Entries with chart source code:

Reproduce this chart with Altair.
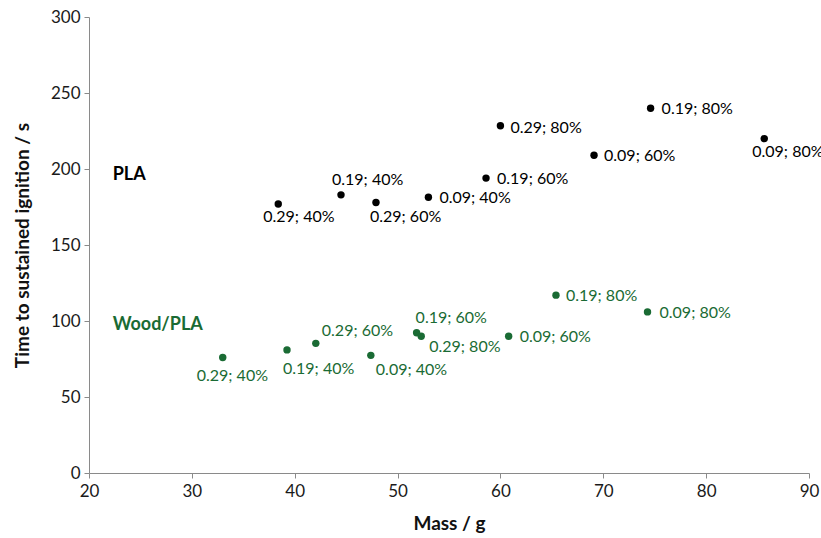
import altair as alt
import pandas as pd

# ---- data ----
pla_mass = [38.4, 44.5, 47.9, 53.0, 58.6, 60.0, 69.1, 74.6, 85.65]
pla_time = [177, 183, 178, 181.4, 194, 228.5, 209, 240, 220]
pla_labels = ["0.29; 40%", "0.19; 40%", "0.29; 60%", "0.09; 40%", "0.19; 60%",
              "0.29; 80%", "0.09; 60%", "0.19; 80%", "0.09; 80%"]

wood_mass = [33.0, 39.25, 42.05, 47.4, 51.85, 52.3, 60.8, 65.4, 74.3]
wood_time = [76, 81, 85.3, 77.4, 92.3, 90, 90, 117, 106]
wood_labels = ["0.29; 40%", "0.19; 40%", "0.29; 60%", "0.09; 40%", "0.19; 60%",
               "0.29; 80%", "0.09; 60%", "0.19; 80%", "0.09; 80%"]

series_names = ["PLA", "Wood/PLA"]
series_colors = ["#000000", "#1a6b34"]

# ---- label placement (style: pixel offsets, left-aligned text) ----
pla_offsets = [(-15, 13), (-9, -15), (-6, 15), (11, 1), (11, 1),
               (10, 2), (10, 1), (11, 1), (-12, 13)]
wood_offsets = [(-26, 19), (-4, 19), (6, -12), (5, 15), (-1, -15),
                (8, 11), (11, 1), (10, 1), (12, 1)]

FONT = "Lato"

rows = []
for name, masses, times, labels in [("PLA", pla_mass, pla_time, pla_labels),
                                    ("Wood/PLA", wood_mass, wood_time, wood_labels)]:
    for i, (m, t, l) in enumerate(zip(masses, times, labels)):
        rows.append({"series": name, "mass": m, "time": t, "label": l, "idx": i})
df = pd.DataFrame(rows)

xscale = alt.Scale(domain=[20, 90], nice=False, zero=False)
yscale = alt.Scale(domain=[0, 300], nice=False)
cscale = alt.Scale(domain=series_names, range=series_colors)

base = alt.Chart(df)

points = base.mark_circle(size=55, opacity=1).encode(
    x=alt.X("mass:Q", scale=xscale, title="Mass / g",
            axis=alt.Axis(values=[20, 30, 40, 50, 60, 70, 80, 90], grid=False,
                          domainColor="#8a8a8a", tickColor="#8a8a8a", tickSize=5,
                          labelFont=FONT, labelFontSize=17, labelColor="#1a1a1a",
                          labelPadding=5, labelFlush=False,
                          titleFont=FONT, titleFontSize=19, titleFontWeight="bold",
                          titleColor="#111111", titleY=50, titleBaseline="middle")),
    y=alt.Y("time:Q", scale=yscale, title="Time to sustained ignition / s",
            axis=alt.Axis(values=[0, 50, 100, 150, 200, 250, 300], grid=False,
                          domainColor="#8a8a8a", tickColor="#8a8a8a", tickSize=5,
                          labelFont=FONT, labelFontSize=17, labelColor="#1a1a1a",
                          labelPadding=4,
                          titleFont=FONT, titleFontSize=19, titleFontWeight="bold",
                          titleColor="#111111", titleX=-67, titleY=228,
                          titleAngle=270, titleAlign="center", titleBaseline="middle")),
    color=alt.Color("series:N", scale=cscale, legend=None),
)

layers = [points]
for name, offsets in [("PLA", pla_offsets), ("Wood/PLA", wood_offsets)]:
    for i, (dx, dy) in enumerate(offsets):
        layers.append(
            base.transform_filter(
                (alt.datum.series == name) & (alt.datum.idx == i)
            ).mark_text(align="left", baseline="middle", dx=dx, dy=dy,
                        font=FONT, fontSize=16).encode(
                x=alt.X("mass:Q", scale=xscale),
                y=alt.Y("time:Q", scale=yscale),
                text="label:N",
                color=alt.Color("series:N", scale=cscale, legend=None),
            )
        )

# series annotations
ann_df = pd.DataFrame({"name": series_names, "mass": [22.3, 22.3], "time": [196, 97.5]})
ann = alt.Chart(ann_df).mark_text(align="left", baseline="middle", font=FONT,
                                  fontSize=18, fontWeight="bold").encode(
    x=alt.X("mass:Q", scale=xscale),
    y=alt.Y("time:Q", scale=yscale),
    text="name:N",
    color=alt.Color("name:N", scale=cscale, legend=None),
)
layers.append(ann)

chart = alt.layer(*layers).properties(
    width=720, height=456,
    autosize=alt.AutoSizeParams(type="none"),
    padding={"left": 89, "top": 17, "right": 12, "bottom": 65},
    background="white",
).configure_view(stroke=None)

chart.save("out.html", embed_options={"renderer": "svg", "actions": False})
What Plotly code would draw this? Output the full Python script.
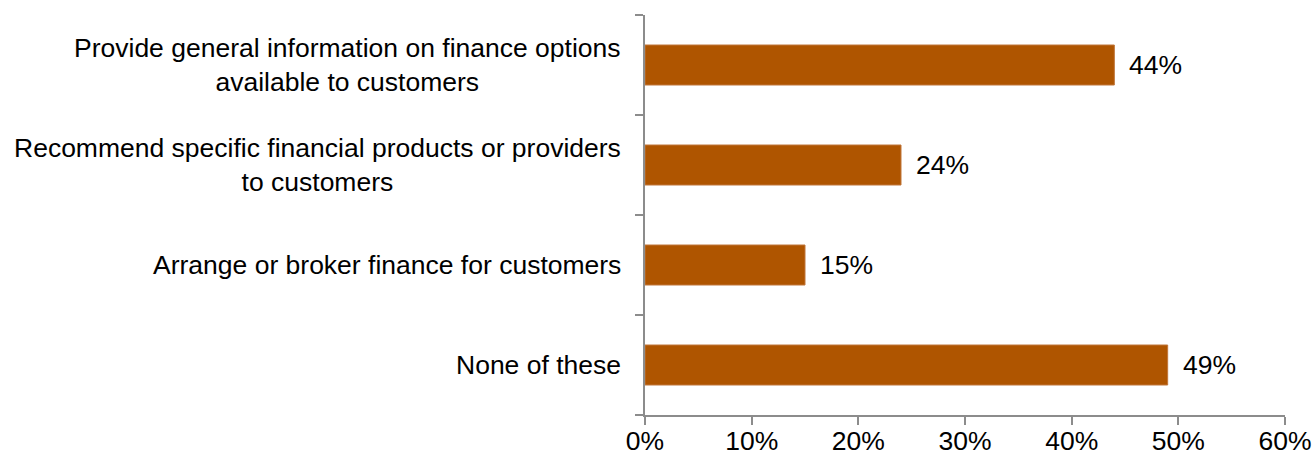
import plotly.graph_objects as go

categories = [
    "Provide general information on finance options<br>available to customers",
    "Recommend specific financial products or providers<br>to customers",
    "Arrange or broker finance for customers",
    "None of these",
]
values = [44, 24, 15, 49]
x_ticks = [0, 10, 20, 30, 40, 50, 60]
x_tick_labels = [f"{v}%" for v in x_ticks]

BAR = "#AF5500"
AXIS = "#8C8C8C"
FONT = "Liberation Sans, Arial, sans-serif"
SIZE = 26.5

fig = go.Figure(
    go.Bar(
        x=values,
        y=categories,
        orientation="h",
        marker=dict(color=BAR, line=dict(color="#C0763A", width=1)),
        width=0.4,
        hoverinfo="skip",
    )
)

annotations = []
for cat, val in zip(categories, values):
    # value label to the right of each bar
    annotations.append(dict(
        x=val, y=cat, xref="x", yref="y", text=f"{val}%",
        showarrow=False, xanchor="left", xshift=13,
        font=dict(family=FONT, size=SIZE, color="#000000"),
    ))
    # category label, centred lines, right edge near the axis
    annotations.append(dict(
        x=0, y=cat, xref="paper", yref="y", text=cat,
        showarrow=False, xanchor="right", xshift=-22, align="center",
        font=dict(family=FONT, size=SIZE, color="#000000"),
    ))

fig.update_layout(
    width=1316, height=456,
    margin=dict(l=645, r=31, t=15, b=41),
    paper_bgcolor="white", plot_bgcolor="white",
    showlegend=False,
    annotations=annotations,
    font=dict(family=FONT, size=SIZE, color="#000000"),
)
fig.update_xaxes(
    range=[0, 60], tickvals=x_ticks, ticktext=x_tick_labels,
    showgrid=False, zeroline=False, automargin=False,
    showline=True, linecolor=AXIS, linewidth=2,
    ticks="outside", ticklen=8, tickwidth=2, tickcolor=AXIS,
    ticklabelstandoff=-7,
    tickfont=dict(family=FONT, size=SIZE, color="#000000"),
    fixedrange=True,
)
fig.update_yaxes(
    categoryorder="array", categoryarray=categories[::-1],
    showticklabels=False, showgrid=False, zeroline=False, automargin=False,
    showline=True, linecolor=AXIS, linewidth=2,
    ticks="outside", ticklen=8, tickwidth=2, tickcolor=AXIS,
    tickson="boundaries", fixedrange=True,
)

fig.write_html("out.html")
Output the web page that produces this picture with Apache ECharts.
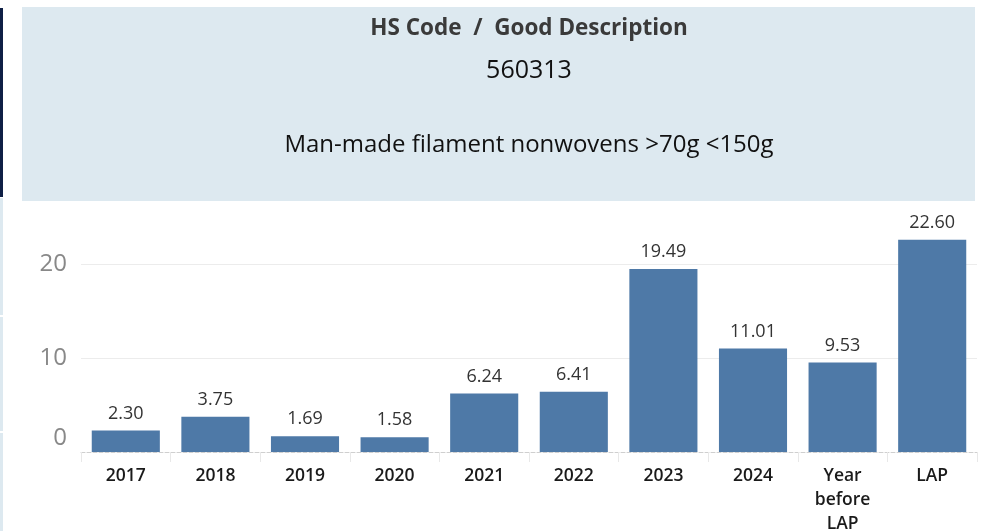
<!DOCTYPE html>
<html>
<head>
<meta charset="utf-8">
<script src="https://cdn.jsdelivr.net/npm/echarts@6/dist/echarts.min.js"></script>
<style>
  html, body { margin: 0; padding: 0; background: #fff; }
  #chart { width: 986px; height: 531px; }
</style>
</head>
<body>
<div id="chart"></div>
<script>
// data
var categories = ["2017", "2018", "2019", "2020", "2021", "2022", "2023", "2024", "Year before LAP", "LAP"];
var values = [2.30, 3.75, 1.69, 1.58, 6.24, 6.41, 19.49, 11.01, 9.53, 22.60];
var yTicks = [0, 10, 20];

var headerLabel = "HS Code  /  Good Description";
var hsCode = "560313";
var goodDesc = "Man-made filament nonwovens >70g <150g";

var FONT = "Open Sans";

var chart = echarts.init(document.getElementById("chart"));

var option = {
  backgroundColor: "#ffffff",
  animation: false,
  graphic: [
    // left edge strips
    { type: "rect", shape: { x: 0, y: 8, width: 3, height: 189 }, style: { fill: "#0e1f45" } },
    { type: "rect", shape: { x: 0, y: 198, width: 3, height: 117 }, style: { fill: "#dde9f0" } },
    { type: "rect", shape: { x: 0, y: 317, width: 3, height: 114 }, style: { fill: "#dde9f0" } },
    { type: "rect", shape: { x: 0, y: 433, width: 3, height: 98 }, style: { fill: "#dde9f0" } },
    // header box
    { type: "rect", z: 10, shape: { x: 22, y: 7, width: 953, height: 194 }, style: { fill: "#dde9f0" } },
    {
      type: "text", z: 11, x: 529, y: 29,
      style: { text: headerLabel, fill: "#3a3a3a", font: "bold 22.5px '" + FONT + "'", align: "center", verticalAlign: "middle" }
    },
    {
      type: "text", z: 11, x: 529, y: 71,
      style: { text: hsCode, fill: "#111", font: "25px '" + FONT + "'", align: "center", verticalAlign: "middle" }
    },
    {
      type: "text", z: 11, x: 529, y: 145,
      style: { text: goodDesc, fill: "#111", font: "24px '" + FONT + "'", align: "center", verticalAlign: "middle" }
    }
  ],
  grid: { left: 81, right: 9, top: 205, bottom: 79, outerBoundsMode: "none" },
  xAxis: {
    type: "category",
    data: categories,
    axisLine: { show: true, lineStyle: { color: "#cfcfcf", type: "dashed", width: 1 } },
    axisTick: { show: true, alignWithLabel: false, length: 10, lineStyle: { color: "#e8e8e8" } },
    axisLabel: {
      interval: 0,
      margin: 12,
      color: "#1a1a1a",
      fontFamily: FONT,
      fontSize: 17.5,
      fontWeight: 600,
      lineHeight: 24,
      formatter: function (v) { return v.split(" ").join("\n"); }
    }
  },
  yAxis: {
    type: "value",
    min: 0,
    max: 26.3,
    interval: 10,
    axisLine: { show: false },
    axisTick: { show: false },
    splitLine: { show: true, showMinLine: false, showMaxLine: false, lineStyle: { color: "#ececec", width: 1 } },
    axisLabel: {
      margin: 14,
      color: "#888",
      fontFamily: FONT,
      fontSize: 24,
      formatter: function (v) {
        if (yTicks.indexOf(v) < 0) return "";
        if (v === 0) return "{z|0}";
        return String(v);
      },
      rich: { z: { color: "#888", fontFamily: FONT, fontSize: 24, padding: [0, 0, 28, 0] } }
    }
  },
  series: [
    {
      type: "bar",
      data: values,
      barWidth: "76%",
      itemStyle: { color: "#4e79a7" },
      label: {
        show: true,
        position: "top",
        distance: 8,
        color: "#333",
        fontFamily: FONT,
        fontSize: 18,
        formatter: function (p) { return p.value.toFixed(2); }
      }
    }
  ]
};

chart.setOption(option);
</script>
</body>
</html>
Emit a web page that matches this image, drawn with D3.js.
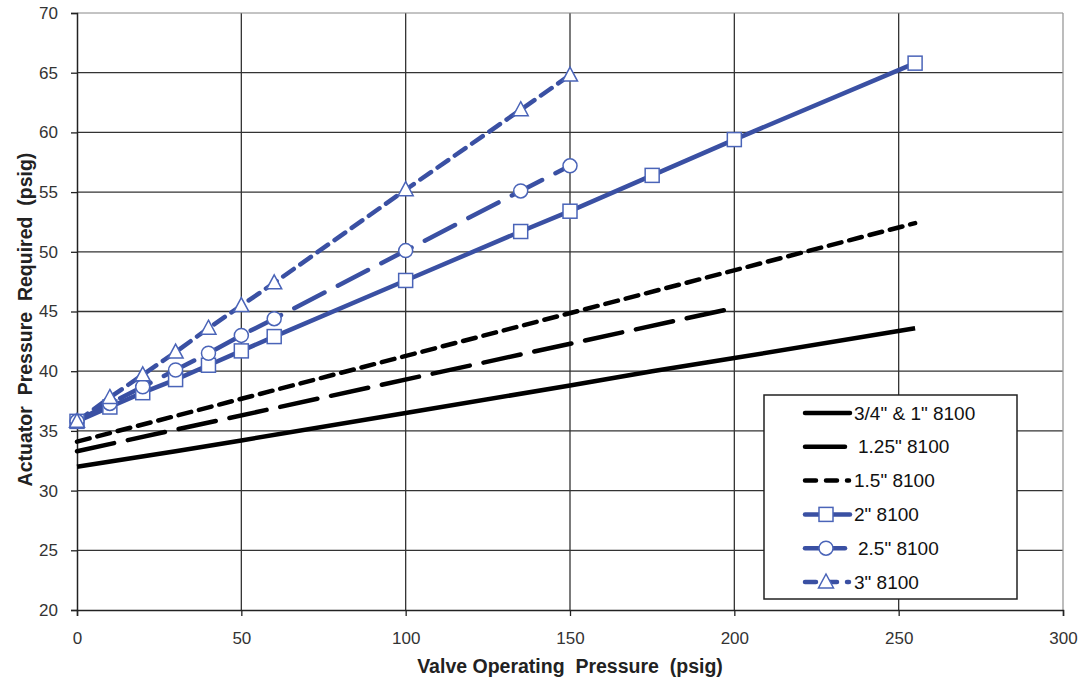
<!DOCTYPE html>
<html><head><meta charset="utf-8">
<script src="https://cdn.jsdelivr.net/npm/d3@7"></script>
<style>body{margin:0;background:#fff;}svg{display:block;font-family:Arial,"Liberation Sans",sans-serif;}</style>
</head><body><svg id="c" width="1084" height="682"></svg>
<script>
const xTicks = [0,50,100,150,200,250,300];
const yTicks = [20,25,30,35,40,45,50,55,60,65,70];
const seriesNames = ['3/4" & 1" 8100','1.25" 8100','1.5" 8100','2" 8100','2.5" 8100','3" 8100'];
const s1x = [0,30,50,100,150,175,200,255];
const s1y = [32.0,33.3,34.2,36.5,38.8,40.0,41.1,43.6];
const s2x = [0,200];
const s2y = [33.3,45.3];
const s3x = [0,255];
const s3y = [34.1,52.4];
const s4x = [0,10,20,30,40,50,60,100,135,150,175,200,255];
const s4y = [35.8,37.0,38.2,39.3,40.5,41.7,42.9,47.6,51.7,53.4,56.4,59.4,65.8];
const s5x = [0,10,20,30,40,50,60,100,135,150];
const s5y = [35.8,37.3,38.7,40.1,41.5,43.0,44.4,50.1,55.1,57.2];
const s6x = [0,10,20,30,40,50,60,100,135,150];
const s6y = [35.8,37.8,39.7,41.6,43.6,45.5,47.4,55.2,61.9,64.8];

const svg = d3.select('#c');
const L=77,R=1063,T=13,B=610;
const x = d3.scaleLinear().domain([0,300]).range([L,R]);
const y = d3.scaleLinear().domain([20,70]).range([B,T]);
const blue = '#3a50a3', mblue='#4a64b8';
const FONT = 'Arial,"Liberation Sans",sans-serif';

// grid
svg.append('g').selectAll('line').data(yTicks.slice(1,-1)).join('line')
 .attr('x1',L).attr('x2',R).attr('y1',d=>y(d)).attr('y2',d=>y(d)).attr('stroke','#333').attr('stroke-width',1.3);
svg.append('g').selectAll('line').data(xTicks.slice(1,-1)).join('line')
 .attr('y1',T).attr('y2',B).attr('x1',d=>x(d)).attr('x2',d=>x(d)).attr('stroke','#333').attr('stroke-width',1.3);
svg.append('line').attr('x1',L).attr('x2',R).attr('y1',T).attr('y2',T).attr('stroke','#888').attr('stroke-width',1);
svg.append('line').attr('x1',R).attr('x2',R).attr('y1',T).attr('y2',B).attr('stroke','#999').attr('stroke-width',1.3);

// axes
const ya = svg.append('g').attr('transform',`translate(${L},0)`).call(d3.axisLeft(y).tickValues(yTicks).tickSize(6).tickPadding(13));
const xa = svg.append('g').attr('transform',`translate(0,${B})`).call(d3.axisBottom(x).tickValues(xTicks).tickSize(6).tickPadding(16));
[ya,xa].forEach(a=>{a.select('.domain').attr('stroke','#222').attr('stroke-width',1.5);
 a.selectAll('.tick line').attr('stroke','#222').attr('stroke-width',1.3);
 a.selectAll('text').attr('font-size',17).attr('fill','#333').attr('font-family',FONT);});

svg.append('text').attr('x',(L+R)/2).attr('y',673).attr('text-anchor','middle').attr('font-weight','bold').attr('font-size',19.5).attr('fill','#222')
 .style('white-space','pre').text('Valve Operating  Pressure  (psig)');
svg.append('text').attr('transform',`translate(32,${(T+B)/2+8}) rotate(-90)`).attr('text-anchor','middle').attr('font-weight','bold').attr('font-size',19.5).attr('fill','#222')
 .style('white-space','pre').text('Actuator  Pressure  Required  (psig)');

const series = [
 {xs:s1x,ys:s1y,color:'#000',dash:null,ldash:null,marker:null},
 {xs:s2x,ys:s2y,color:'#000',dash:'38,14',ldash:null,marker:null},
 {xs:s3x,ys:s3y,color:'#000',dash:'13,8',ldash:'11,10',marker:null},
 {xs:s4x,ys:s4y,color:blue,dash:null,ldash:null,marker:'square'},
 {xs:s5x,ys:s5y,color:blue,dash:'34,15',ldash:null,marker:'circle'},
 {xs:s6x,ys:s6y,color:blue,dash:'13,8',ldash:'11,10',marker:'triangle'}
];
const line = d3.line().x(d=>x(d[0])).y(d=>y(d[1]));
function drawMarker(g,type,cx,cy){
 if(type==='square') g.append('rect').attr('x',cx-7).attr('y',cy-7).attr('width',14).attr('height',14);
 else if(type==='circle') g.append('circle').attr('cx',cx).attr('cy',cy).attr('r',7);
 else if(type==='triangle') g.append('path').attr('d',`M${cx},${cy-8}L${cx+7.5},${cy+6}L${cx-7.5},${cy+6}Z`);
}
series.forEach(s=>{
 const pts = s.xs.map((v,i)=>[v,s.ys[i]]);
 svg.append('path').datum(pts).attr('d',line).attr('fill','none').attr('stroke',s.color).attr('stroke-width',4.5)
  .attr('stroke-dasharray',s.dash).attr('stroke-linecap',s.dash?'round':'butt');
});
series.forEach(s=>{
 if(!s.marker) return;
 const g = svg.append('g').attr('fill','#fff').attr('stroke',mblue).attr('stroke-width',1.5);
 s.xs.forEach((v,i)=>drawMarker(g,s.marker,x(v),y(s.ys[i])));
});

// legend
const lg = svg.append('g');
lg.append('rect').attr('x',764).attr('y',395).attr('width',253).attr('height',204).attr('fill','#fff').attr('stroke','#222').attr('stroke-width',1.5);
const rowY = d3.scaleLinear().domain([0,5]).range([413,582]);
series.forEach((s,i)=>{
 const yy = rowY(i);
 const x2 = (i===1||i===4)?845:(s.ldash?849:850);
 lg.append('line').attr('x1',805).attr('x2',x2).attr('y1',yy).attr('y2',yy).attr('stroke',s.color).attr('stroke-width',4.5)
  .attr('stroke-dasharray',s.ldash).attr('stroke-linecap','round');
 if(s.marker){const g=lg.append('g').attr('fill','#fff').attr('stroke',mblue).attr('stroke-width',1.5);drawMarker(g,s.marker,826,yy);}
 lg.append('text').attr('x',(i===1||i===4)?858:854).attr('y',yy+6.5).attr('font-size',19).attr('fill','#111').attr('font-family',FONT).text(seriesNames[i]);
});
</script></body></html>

- Problem statement:
Please give again the entries word for word, starting at the first line and ending with the line that contains "import pandas as pd"; include both of those lines but none of the pictures.

- Exercise output:
Reproduce this chart with Altair.
import altair as alt
import pandas as pd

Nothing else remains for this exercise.